◆ **PROBLEM DETAILS**: Print exactly the lines from the first one down to the line containing "p_scale = alt.Scale(domain=p_domain, nice=False, zero=False)", both ends included, with no pictures and nothing else.

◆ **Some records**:
◇ ◇ ◇ ◇
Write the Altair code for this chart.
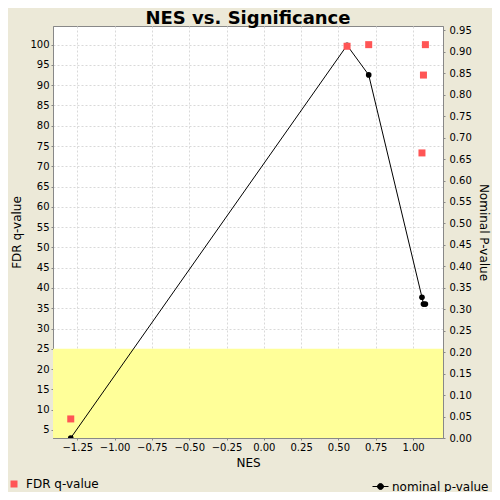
import pandas as pd
import altair as alt

# values
nes = [-1.294, 0.558, 0.703, 1.060, 1.070, 1.083]
fdr_q = [7.7, 99.6, 100.0, 73.3, 92.5, 100.0]
nominal_p = [0.0, 0.915, 0.846, 0.328, 0.312, 0.312]

nes_ticks = [-1.25, -1.0, -0.75, -0.5, -0.25, 0.0, 0.25, 0.5, 0.75, 1.0]
fdr_ticks = list(range(5, 101, 5))
p_ticks = [round(i * 0.05, 2) for i in range(20)]

nes_domain = [-1.413, 1.201]
fdr_domain = [3.0, 104.6]
p_domain = [0.0, 0.96]
fdr_cutoff = 25

FONT = 'DejaVu Sans'
LINE_SYMBOL = 'M-1,0H1M0.375,0A0.375,0.375,0,1,1,-0.375,0A0.375,0.375,0,1,1,0.375,0Z'

df = pd.DataFrame({'NES': nes, 'FDR': fdr_q, 'P': nominal_p})
df['fdr_series'] = 'FDR q-value'
df['p_series'] = 'nominal p-value'

x_enc = alt.X('NES:Q',
              scale=alt.Scale(domain=nes_domain, nice=False, zero=False),
              axis=alt.Axis(values=nes_ticks, format='.2f', title='NES',
                            titlePadding=5, labelOverlap=False))

fdr_scale = alt.Scale(domain=fdr_domain, nice=False, zero=False)
p_scale = alt.Scale(domain=p_domain, nice=False, zero=False)

# yellow band under the FDR cutoff
band = alt.Chart(pd.DataFrame({'cutoff': [fdr_cutoff]})).mark_rect(
    color='#FFFF99', opacity=1
).encode(
    x=alt.value(0),
    x2=alt.value('width'),
    y=alt.Y('cutoff:Q', scale=fdr_scale,
            axis=alt.Axis(orient='left', values=fdr_ticks, format='d',
                          title='FDR q-value', titlePadding=6,
                          labelOverlap=False, grid=True)),
    y2=alt.value('height'),
)

p_y = alt.Y('P:Q', scale=p_scale,
            axis=alt.Axis(orient='right', values=p_ticks, format='.2f',
                          title='Nominal P-value', titlePadding=5,
                          labelOverlap=False, grid=False, labelPadding=4))

p_line = alt.Chart(df).mark_line(strokeWidth=1, clip=True).encode(
    x=x_enc,
    y=p_y,
    stroke=alt.Stroke('p_series:N',
                      scale=alt.Scale(domain=['nominal p-value'], range=['black']),
                      legend=alt.Legend(orient='none', legendX=319, legendY=452,
                                        title=None, symbolType=LINE_SYMBOL,
                                        symbolSize=256, symbolStrokeWidth=1,
                                        symbolFillColor='black',
                                        labelOffset=3, labelFont=FONT,
                                        labelFontSize=12, padding=0)),
)

p_dots = alt.Chart(df).mark_circle(size=32, color='black', opacity=1, clip=True).encode(
    x=x_enc,
    y=p_y,
)

fdr_pts = alt.Chart(df).mark_square(size=49, opacity=1).encode(
    x=x_enc,
    y=alt.Y('FDR:Q', scale=fdr_scale, axis=None),
    color=alt.Color('fdr_series:N',
                    scale=alt.Scale(domain=['FDR q-value'], range=['#FF5555']),
                    legend=alt.Legend(orient='none', legendX=-45, legendY=452,
                                      title=None, symbolType='square',
                                      symbolSize=49, symbolOpacity=1,
                                      labelOffset=6, labelFont=FONT,
                                      labelFontSize=12, padding=0)),
)

chart = alt.layer(
    band,
    alt.layer(p_line, p_dots),
    fdr_pts,
).resolve_scale(
    y='independent'
).properties(
    width=390,
    height=412,
    autosize=alt.AutoSizeParams(type='none'),
    padding={'left': 45, 'top': 18, 'right': 49, 'bottom': 54},
    title=alt.Title('NES vs. Significance', font=FONT, fontSize=18,
                    fontWeight='bold', anchor='middle', offset=-3,
                    color='black'),
).configure(
    background='#ECE9D8'
).configure_view(
    fill='white',
    stroke='#888888'
).configure_axis(
    labelFont=FONT,
    labelFontSize=10,
    labelColor='black',
    titleFont=FONT,
    titleFontSize=12,
    titleFontWeight='normal',
    titleColor='black',
    domainColor='#888888',
    tickColor='#888888',
    tickSize=2,
    labelPadding=2,
    gridColor='#d9d9d9',
    gridDash=[2, 2],
    gridWidth=1,
)

chart.save('out.html', embed_options={'renderer': 'svg', 'actions': False})
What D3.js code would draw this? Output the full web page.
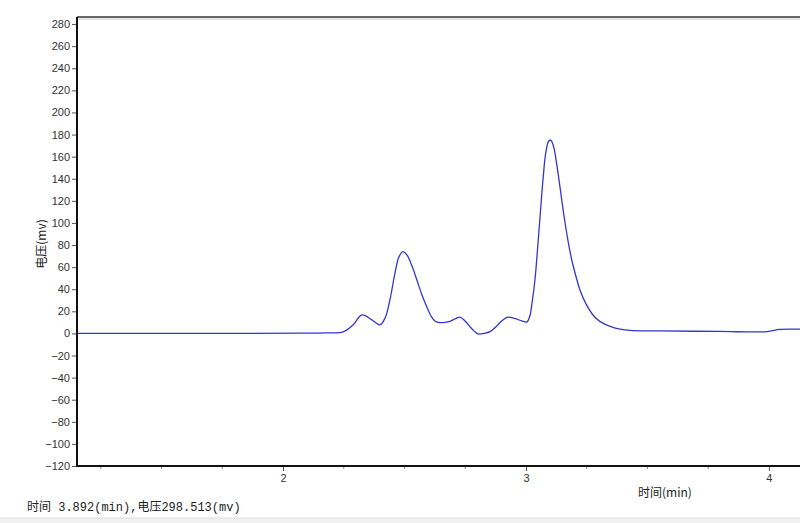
<!DOCTYPE html>
<html><head><meta charset="utf-8">
<script src="https://cdn.jsdelivr.net/npm/d3@7"></script>
<style>body{margin:0;background:#fff}svg{display:block}</style>
</head><body>
<svg id="c" width="800" height="523"></svg>
<script>
const times = [1.152,1.658,2.070,2.173,2.247,2.288,2.325,2.366,2.399,2.420,2.440,2.461,2.477,2.494,2.510,2.531,2.551,2.572,2.592,2.609,2.625,2.646,2.679,2.708,2.728,2.749,2.769,2.786,2.802,2.827,2.852,2.880,2.905,2.926,2.954,2.983,3.004,3.016,3.025,3.037,3.049,3.057,3.070,3.082,3.094,3.103,3.115,3.127,3.140,3.156,3.173,3.189,3.206,3.222,3.247,3.276,3.304,3.358,3.428,3.551,3.798,3.992,4.045,4.128];
const volts = [0,0,0.2,0.5,1.4,7.7,16.7,12.2,7.7,14,30.3,54.8,69.2,74.0,71,61,48.4,34.8,24,15.8,11.3,9.8,10.4,13.1,14.7,11.3,6.2,2.3,-0.5,0,1.6,6.8,12.2,14.7,13.6,11.3,10.4,15.8,27.6,48.4,80,102.7,138.9,164,174.2,174.7,167.9,152.5,132.6,107.2,84,66,51.5,39.5,26.7,16.7,10.9,5.4,2.7,2.3,1.8,1.6,3.6,3.8];
const yTicks = d3.range(-120, 281, 20);
const xMajor = [2,3,4];
const xMinor = d3.range(1.25, 4.13, 0.25).filter(v => Math.abs(v - Math.round(v)) > 1e-6);
const statusText = "时间 3.892(min),电压298.513(mv)";
const xTitle = "时间(min)";
const yTitle = "电压(mv)";

const svg = d3.select("#c");
const L = 77, R = 800, T = 17, B = 466;
const x = d3.scaleLinear().domain([1.152, 4.128]).range([L, R]);
const y = d3.scaleLinear().domain([-120, 286.4]).range([B, T]);

svg.append("defs").append("clipPath").attr("id","clip")
  .append("rect").attr("x",L).attr("y",T).attr("width",R-L).attr("height",B-T);

// top border
svg.append("line").attr("x1",L).attr("x2",R).attr("y1",T).attr("y2",T).attr("stroke","#333").attr("stroke-width",1.5);
svg.append("line").attr("x1",L).attr("x2",R).attr("y1",T+2).attr("y2",T+2).attr("stroke","#ccc").attr("stroke-width",1);

const line = d3.line().x((d,i)=>x(times[i])).y(d=>y(d)).curve(d3.curveCatmullRom.alpha(0.5));
svg.append("path").datum(volts).attr("d",line).attr("fill","none")
  .attr("stroke","#3535d0").attr("stroke-width",1.3).attr("clip-path","url(#clip)");

// Y axis
const yAxis = d3.axisLeft(y).tickValues(yTicks).tickSize(5).tickPadding(2);
const gy = svg.append("g").attr("transform",`translate(${L},0)`).call(yAxis);
gy.select(".domain").remove();
gy.selectAll("text").attr("font-family","Liberation Sans, Arial, sans-serif").attr("font-size",11).attr("fill","#333");
gy.selectAll(".tick line").attr("stroke","#555");
svg.append("line").attr("x1",L).attr("x2",L).attr("y1",T).attr("y2",B+1).attr("stroke","#111").attr("stroke-width",2);

// X axis
const xAxis = d3.axisBottom(x).tickValues(xMajor).tickFormat(d3.format("d")).tickSize(5).tickPadding(3);
const gx = svg.append("g").attr("transform",`translate(0,${B})`).call(xAxis);
gx.select(".domain").remove();
gx.selectAll("text").attr("font-family","Liberation Sans, Arial, sans-serif").attr("font-size",11).attr("fill","#333");
gx.selectAll(".tick line").attr("stroke","#555");
svg.append("g").selectAll("line").data(xMinor).join("line")
  .attr("x1",d=>x(d)).attr("x2",d=>x(d)).attr("y1",B).attr("y2",B+3).attr("stroke","#888");
svg.append("line").attr("x1",L-1).attr("x2",R).attr("y1",B).attr("y2",B).attr("stroke","#111").attr("stroke-width",2);

// titles
svg.append("text").attr("transform","translate(46,244) rotate(-90)").attr("text-anchor","middle")
  .attr("font-family","Noto Sans CJK SC, sans-serif").attr("font-size",12).attr("fill","#222").text(yTitle);
svg.append("text").attr("x",638).attr("y",497)
  .attr("font-family","Noto Sans CJK SC, sans-serif").attr("font-size",12).attr("fill","#222").text(xTitle);

// status
svg.append("text").attr("x",27).attr("y",511)
  .attr("font-family","Liberation Mono, Noto Sans CJK SC, monospace").attr("font-size",12).attr("fill","#222").text(statusText);
svg.append("rect").attr("x",0).attr("y",518).attr("width",800).attr("height",5).attr("fill","#f0f0f0");
svg.append("line").attr("x1",0).attr("x2",800).attr("y1",518).attr("y2",518).attr("stroke","#ddd");
</script>
</body></html>
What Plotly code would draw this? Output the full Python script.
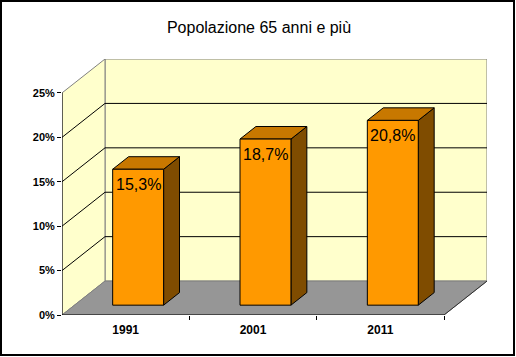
◇ ◇ ◇ ◇
◆ **CORRECT RESULT**:
Write the Altair code for this chart.
import pandas as pd
import altair as alt

# values
nes = [-1.294, 0.558, 0.703, 1.060, 1.070, 1.083]
fdr_q = [7.7, 99.6, 100.0, 73.3, 92.5, 100.0]
nominal_p = [0.0, 0.915, 0.846, 0.328, 0.312, 0.312]

nes_ticks = [-1.25, -1.0, -0.75, -0.5, -0.25, 0.0, 0.25, 0.5, 0.75, 1.0]
fdr_ticks = list(range(5, 101, 5))
p_ticks = [round(i * 0.05, 2) for i in range(20)]

nes_domain = [-1.413, 1.201]
fdr_domain = [3.0, 104.6]
p_domain = [0.0, 0.96]
fdr_cutoff = 25

FONT = 'DejaVu Sans'
LINE_SYMBOL = 'M-1,0H1M0.375,0A0.375,0.375,0,1,1,-0.375,0A0.375,0.375,0,1,1,0.375,0Z'

df = pd.DataFrame({'NES': nes, 'FDR': fdr_q, 'P': nominal_p})
df['fdr_series'] = 'FDR q-value'
df['p_series'] = 'nominal p-value'

x_enc = alt.X('NES:Q',
              scale=alt.Scale(domain=nes_domain, nice=False, zero=False),
              axis=alt.Axis(values=nes_ticks, format='.2f', title='NES',
                            titlePadding=5, labelOverlap=False))

fdr_scale = alt.Scale(domain=fdr_domain, nice=False, zero=False)
p_scale = alt.Scale(domain=p_domain, nice=False, zero=False)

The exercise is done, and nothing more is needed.